Moving ﬂux quanta cool superconductors by a microwave breath
Authors: O.V. Dobrovolskiy, C. González-Ruano, A. Lara, R. Sachser, V.M. Bevz, V.A. Shklovskij, A.I. Bezuglyj, R.V. Vovk, M. Huth & F.G. Aliev
Communications Physics 3:64 (2020)
Abstract: Almost any use of a superconductor implies a non-equilibrium state. Remarkably, while a sufﬁciently high-power electromagnetic ﬁeld of GHz frequency can stimulate superconductivity, fast motion of magnetic ﬂux quanta (Abrikosov vortices) can trigger an instability abruptly quenching the superconducting state. Here, we show that such dynamical quenching of the vortex state in Nb thin ﬁlms can be advanced or delayed by tuning the power and frequency of the microwave ac stimulus added to a dc bias current.

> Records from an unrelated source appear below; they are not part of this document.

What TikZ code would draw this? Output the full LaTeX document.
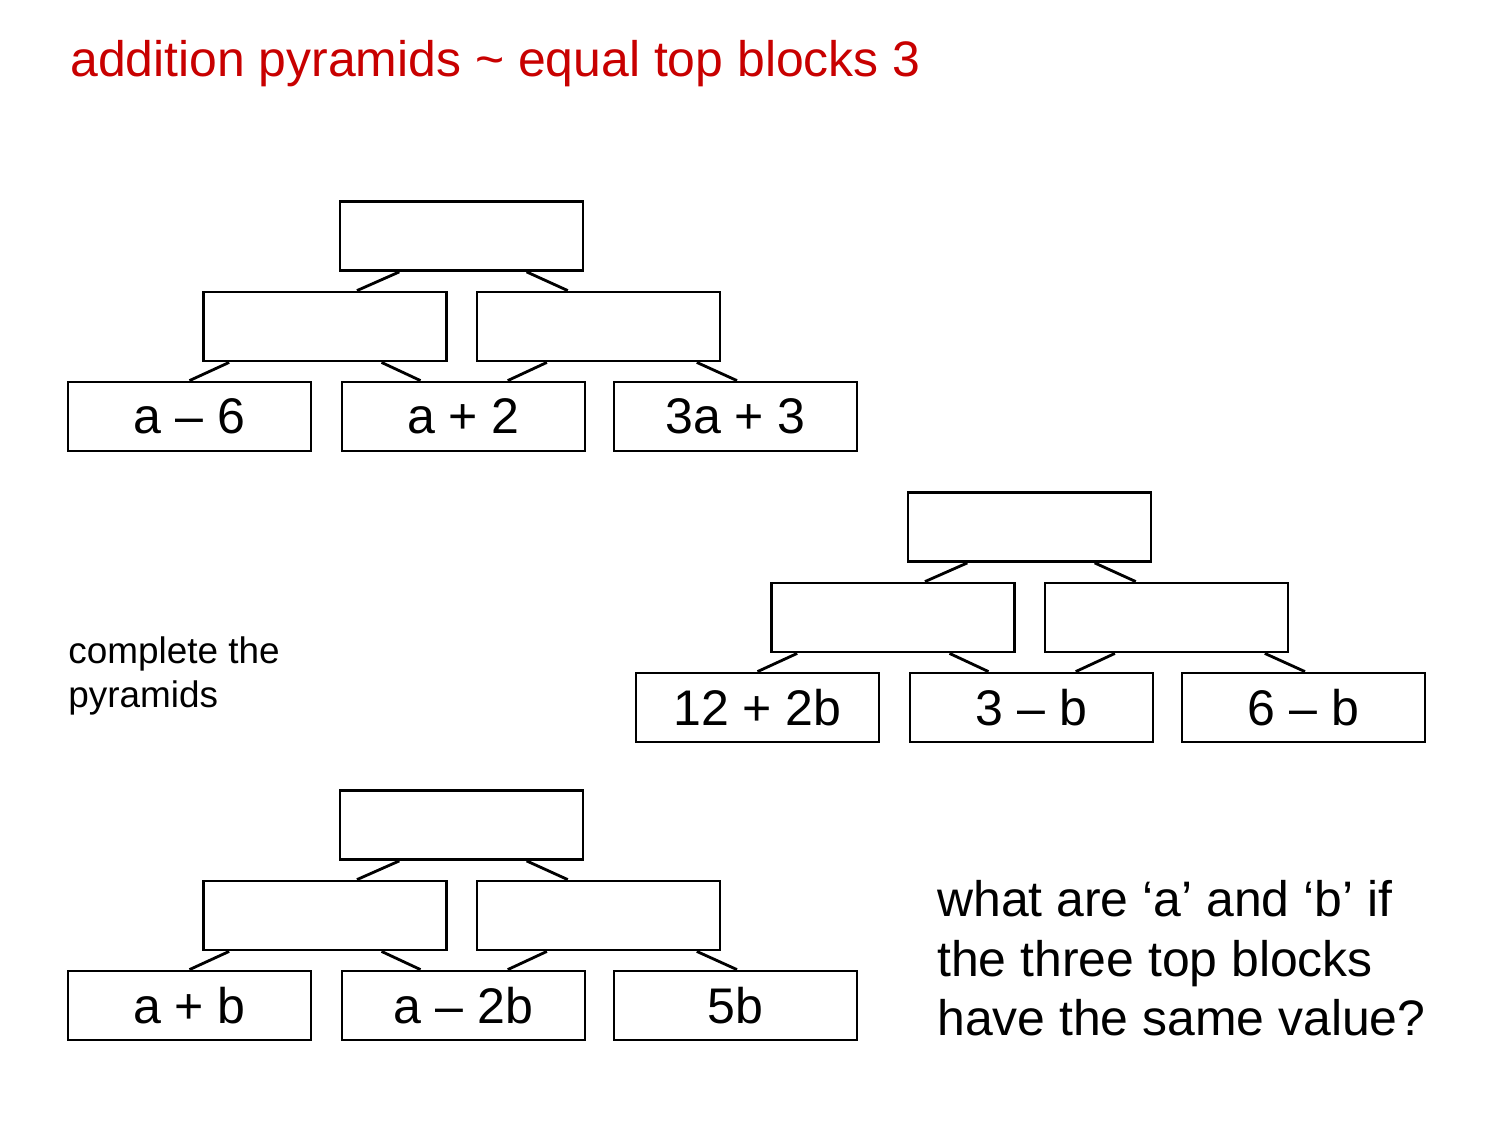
\documentclass[tikz,border=0pt]{standalone}
\usepackage{fontspec}
\setmainfont{Liberation Sans}
\usetikzlibrary{calc}
\definecolor{titlered}{RGB}{200,0,0}
\tikzset{box/.style={draw,line width=1.6pt,minimum width=4.86cm,minimum height=1.38cm,inner sep=0pt,font=\fontsize{28.5}{32}\selectfont},
 lnk/.style={line width=1.6pt}}
\newcommand\pyr[6]{% x offset, y offset, prefix, labels
 \begin{scope}[shift={(#1,#2)}]
 \node[box] (#3t) at (461.5,-236) {};
 \node[box] (#3l) at (325,-326.5) {};
 \node[box] (#3r) at (598.5,-326.5) {};
 \node[box] (#3a) at (189.5,-416.5) {#4};
 \node[box] (#3b) at (463.5,-416.5) {#5};
 \node[box] (#3c) at (735.5,-416.5) {#6};
 \end{scope}
 \draw[lnk] ($(#3t.south west)!0.247!(#3t.south east)$) -- ($(#3l.north west)!0.63!(#3l.north east)$);
 \draw[lnk] ($(#3t.south west)!0.765!(#3t.south east)$) -- ($(#3r.north west)!0.375!(#3r.north east)$);
 \draw[lnk] ($(#3l.south west)!0.11!(#3l.south east)$) -- ($(#3a.north west)!0.5!(#3a.north east)$);
 \draw[lnk] ($(#3l.south west)!0.73!(#3l.south east)$) -- ($(#3b.north west)!0.325!(#3b.north east)$);
 \draw[lnk] ($(#3r.south west)!0.29!(#3r.south east)$) -- ($(#3b.north west)!0.68!(#3b.north east)$);
 \draw[lnk] ($(#3r.south west)!0.9!(#3r.south east)$) -- ($(#3c.north west)!0.506!(#3c.north east)$);
}
\begin{document}
\begin{tikzpicture}[x=0.02cm,y=0.02cm]
\useasboundingbox (0,0) rectangle (1500,-1125);
\node[anchor=west,text=titlered,font=\fontsize{28.4}{32}\selectfont,inner sep=0pt] (title) at (70,-64) {addition pyramids \textasciitilde{} equal top blocks 3};
\pyr{0}{0}{p}{a – 6}{a + 2}{3a + 3}
\pyr{568}{-291}{q}{12 + 2b}{3 – b}{6 – b}
\pyr{0}{-589}{s}{a + b}{a – 2b}{5b}
\node[anchor=north west,align=left,font=\fontsize{21}{25.5}\selectfont,inner sep=0pt] (cp) at (68,-636) {complete the\\pyramids};
\node[anchor=north west,align=left,font=\fontsize{28.4}{34}\selectfont,inner sep=0pt] (q) at (937,-880) {what are ‘a’ and ‘b’ if\\the three top blocks\\have the same value?};
\end{tikzpicture}
\end{document}
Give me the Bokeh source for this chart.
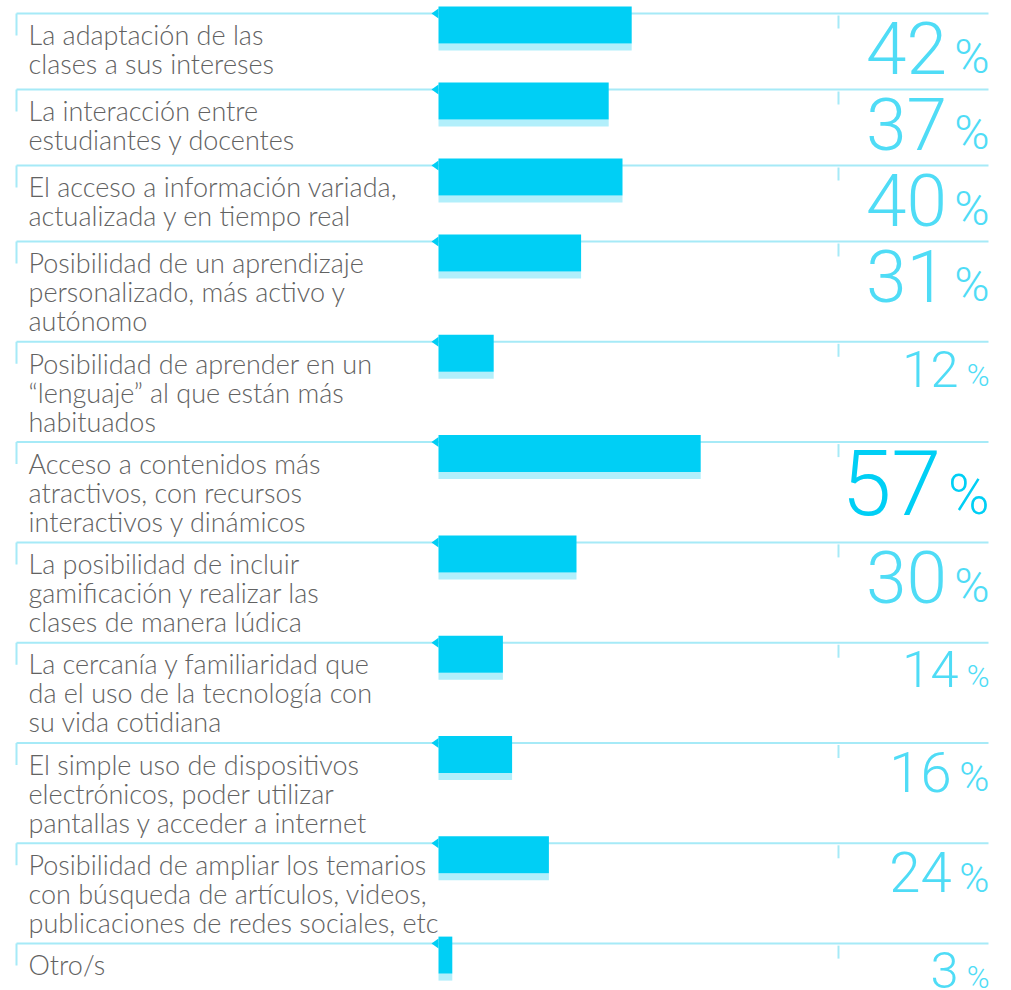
from bokeh.plotting import figure
from bokeh.models import Range1d, ColumnDataSource
from bokeh.embed import file_html
from bokeh.resources import INLINE
from bokeh.core.properties import value

# ---------------- data ----------------
labels = [
    "La adaptación de las\nclases a sus intereses",
    "La interacción entre\nestudiantes y docentes",
    "El acceso a información variada,\nactualizada y en tiempo real",
    "Posibilidad de un aprendizaje\npersonalizado, más activo y\nautónomo",
    "Posibilidad de aprender en un\n“lenguaje” al que están más\nhabituados",
    "Acceso a contenidos más\natractivos, con recursos\ninteractivos y dinámicos",
    "La posibilidad de incluir\ngamificación y realizar las\nclases de manera lúdica",
    "La cercanía y familiaridad que\nda el uso de la tecnología con\nsu vida cotidiana",
    "El simple uso de dispositivos\nelectrónicos, poder utilizar\npantallas y acceder a internet",
    "Posibilidad de ampliar los temarios\ncon búsqueda de artículos, videos,\npublicaciones de redes sociales, etc",
    "Otro/s",
]
values = [42, 37, 40, 31, 12, 57, 30, 14, 16, 24, 3]

# ---------------- style / layout ----------------
W, H = 1011, 990
BAR = "#00CFF5"
BAR_LIGHT = "#B2EFFB"
RULE = "#A6EAF7"
NUM_LIGHT = "#4FDCF6"
LABEL_COLOR = "#626262"
LABEL_FONT = "'Lato Light', Lato"
NUM_FONT = "'Roboto Light', Roboto"
SHIFT = 0.36  # em correction for the renderer's baseline placement

ROW_H = {1: 48.0, 2: 76.0, 3: 100.3}
TOP = 13
PX_PER_PCT = 4.6
BAR_X0 = 438

rows_lines = [lab.split("\n") for lab in labels]
line_y = []
y = TOP
for ls in rows_lines:
    line_y.append(y)
    y += ROW_H[len(ls)]

p = figure(width=W, height=H, x_range=Range1d(0, W), y_range=Range1d(H, 0),
           output_backend="svg", toolbar_location=None, min_border=0,
           x_axis_location=None, y_axis_location=None, outline_line_color=None)
p.grid.visible = False
p.extra_x_ranges = {"pct": Range1d(-BAR_X0 / PX_PER_PCT, (W - BAR_X0) / PX_PER_PCT)}

n = len(values)
# rules and ticks
p.segment(x0=[16] * n, x1=[988] * n, y0=line_y, y1=line_y, line_color=RULE, line_width=2)
p.segment(x0=[16] * n, x1=[16] * n, y0=line_y, y1=[l + 22 for l in line_y], line_color=RULE, line_width=2)
p.segment(x0=[838] * n, x1=[838] * n, y0=[l + 2 for l in line_y], y1=[l + 15 for l in line_y],
          line_color=RULE, line_width=2)

# notch triangles at bar start
p.patches(xs=[[BAR_X0 - 7, BAR_X0, BAR_X0] for _ in line_y],
          ys=[[l, l - 5, l + 5] for l in line_y], fill_color=BAR, line_color=None)

# bars (value units)
bars = ColumnDataSource(dict(left=[0] * n, right=values,
                             top=[l - 7 for l in line_y], mid=[l + 30 for l in line_y],
                             bot=[l + 37 for l in line_y]))
p.quad(left="left", right="right", top="mid", bottom="bot", source=bars, x_range_name="pct",
       fill_color=BAR_LIGHT, line_color=None)
p.quad(left="left", right="right", top="top", bottom="mid", source=bars, x_range_name="pct",
       fill_color=BAR, line_color=None)

# labels
LFS = 27
lx, ly, lt = [], [], []
for l, ls in zip(line_y, rows_lines):
    for i, t in enumerate(ls):
        lx.append(28)
        ly.append(l + 31 + 29 * i - SHIFT * LFS)
        lt.append(t)
p.text(x=lx, y=ly, text=lt, text_font=value(LABEL_FONT), text_font_size=f"{LFS}px",
       text_color=LABEL_COLOR, text_baseline="alphabetic", text_align="left")

# value numbers
DIGIT_H = [36, 40, 52, 64]
PCT_H = [22, 29, 34, 40]


def tier(v):
    return 3 if v >= 50 else 2 if v >= 28 else 1 if v >= 15 else 0


vmax = max(values)
nx, ny, nt, nfs, nc = [], [], [], [], []
px_, py_, pfs = [], [], []
for l, v in zip(line_y, values):
    t = tier(v)
    dfs = DIGIT_H[t] / 0.711
    pfs_ = PCT_H[t] / 0.711
    base = l + 9 + DIGIT_H[t]
    px_.append(989)
    py_.append(base - SHIFT * pfs_)
    pfs.append(f"{pfs_:.1f}px")
    nx.append(989 - 0.68 * pfs_ - 10)
    ny.append(base - SHIFT * dfs)
    nt.append(str(v))
    nfs.append(f"{dfs:.1f}px")
    nc.append(BAR if v == vmax else NUM_LIGHT)

nums = ColumnDataSource(dict(x=nx, y=ny, text=nt, fs=nfs, c=nc, px=px_, py=py_, pfs=pfs,
                             pct=["%"] * n))
p.text(x="x", y="y", text="text", text_font_size="fs", text_color="c", source=nums,
       text_font=value(NUM_FONT), text_align="right", text_baseline="alphabetic")
p.text(x="px", y="py", text="pct", text_font_size="pfs", text_color="c", source=nums,
       text_font=value(NUM_FONT), text_align="right", text_baseline="alphabetic")

open("out.html", "w").write(file_html(p, INLINE))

The experimental ﬁndings are supported by time-dependent Ginzburg-Landau simulations and they can be explained, qualitatively, based on a model of “breathing mobile hot spots”, implying a competition of heating and cooling of quasiparticles along the trajectories of moving ﬂuxons whose core sizes vary in time. In addition, we demonstrate universality of the stimulation effect on the thermodynamic and transport properties of type II superconductors.